August 23, 2010

Cerulli's Opportunity Index Compares Managed Account Sponsors

Sponsor rating tool is intended to facilitate asset managers' distribution efforts

An "opportunity index" to help asset managers focus their distribution efforts is part of Cerulli Associates' new study, "Managed Accounts: Asset Manager Distribution Roadmap," the firm announced on Friday, August 13.

The rating tool evaluates specific sponsors according to characteristics that make them more or less attractive to managers looking for access or wanting to grow assets on their platforms. These characteristics include momentum, total asset growth and size, and growth of the advisor force.

"For the first time, asset managers are able to compare managed account sponsors for both advisor-directed and sponsor-discretionary assets," Jeff Strange, head of Cerulli's managed accounts practice, said in the statement.

Morgan Stanley Smith Barney scored highest among sponsors across each best practices category, Cerulli said. Bank of America/Merrill Lynch, Wells Fargo Advisors, UBS and RBC Wealth Management followed.

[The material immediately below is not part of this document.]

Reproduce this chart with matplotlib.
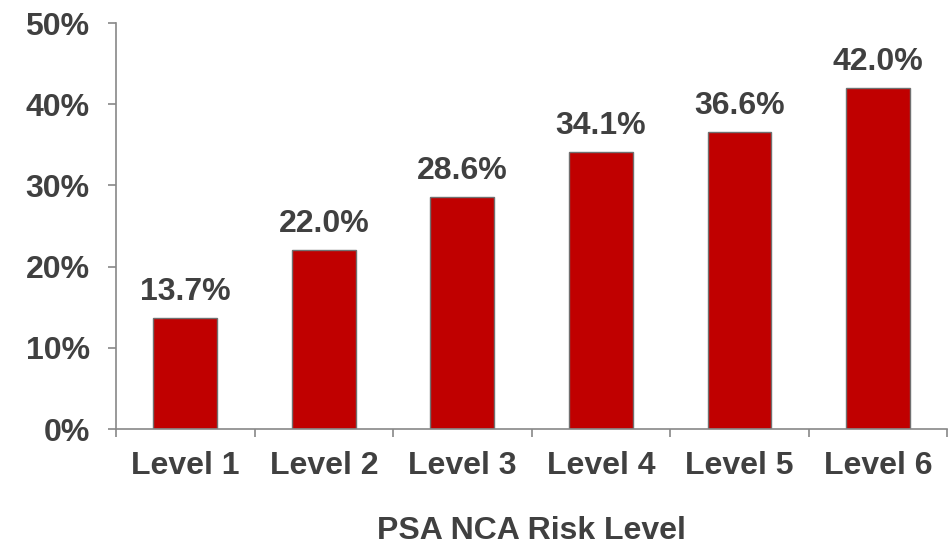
import matplotlib
matplotlib.use("Agg")
import matplotlib.pyplot as plt
import numpy as np

levels = ["Level 1", "Level 2", "Level 3", "Level 4", "Level 5", "Level 6"]
rates = [13.7, 22.0, 28.6, 34.1, 36.6, 42.0]
yticks = [0, 10, 20, 30, 40, 50]

TEXT = "#404040"
SPINE = "#888888"
FS = 23

plt.rcParams["font.family"] = ["Liberation Sans", "DejaVu Sans"]
plt.rcParams["font.weight"] = "bold"

fig = plt.figure(figsize=(9.51, 5.48), dpi=100)
ax = fig.add_axes([0.122, 0.217, 0.874, 0.741])

x = np.arange(len(levels))
ax.bar(x, rates, width=0.46, color="#C00000", edgecolor="#707070", linewidth=1.0, zorder=2)

for xi, v in zip(x, rates):
    ax.annotate(f"{v:.1f}%", (xi, v), xytext=(0, 8), textcoords="offset points",
                ha="center", va="bottom", fontsize=FS, fontweight="bold", color=TEXT)

ax.set_xlim(-0.5, len(levels) - 0.5)
ax.set_ylim(0, 50)
ax.set_yticks(yticks)
ax.set_yticklabels([f"{t}%" for t in yticks])

# category labels centred, tick marks on the boundaries
ax.set_xticks(np.arange(-0.5, len(levels) + 0.5, 1.0))
ax.set_xticklabels([])
ax.set_xticks(x, minor=True)
ax.set_xticklabels(levels, minor=True)
ax.tick_params(axis="both", which="both", labelsize=FS, labelcolor=TEXT)
ax.tick_params(axis="x", which="minor", length=0, pad=16)
ax.tick_params(axis="x", which="major", length=6, width=1.2, color=SPINE)
ax.tick_params(axis="y", length=6, width=1.2, color=SPINE, pad=13)

for s in ["top", "right"]:
    ax.spines[s].set_visible(False)
for s in ["left", "bottom"]:
    ax.spines[s].set_color(SPINE)
    ax.spines[s].set_linewidth(1.2)

ax.set_xlabel("PSA NCA Risk Level", fontsize=FS, fontweight="bold", color=TEXT, labelpad=25)

fig.savefig("out.png", dpi=100)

Strange said it was not surprising that the four wirehouses had the highest scores, given that "these firms have the most managed account assets, most rep-driven assets and the most accessible advisors."

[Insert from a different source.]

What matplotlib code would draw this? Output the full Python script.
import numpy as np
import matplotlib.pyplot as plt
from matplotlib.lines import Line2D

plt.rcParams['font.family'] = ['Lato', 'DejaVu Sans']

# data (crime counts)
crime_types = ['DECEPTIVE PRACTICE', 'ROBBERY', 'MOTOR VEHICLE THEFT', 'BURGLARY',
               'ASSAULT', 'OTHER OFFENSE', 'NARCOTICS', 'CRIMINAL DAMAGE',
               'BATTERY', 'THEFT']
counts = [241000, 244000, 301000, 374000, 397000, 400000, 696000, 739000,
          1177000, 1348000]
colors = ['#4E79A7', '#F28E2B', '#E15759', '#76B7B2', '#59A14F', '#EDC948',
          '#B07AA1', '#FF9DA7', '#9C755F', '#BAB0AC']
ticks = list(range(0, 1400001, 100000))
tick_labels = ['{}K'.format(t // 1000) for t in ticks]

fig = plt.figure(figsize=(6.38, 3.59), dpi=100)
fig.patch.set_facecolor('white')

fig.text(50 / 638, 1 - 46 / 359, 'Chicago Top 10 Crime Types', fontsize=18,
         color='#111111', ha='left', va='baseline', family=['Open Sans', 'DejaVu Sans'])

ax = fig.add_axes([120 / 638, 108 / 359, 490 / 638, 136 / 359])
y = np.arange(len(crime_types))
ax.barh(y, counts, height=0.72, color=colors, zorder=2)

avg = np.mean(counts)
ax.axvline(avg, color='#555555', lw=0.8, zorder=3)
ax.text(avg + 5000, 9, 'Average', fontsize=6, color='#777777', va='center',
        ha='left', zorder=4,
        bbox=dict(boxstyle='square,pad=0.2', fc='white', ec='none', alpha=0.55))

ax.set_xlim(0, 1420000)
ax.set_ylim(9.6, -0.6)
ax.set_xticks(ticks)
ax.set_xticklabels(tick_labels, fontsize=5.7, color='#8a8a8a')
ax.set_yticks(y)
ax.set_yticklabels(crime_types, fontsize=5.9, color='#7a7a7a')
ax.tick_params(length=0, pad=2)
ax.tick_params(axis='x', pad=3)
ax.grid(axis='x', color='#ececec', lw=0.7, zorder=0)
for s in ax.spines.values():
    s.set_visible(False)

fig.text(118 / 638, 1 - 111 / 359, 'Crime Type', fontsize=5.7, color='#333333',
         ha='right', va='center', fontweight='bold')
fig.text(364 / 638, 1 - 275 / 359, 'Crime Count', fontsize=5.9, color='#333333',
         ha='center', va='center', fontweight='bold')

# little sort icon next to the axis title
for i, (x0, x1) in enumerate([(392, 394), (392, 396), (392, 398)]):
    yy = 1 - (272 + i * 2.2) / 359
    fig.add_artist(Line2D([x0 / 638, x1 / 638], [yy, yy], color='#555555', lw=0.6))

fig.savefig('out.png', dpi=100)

Strange said RBC had the fifth highest score, thanks largely to its success in recruiting wirehouse advisors and giving them managed account programs similar to the ones they had at the firms they left. "RBC Wealth Management has the added platform reach of distributing through its RBC Advisor Services unit, which provides managed account solutions for independent RIAs," he said.

LPL Financial, Raymond James, Ameriprise Financial, Charles Schwab, and Commonwealth Financial Network rounded out the top 10 sponsors on the index. Strange pointed out that other regional firms had opportunity ratings that appeared relatively more attractive than their current base of managed account assets would suggest. Among these are DB Alex Brown, Janney Montgomery Scott, Hilliard Lyons and JPMorgan Securities.

"As these firms turn more attention to fee-based platforms, there will be more opportunity for asset managers in the future," he said.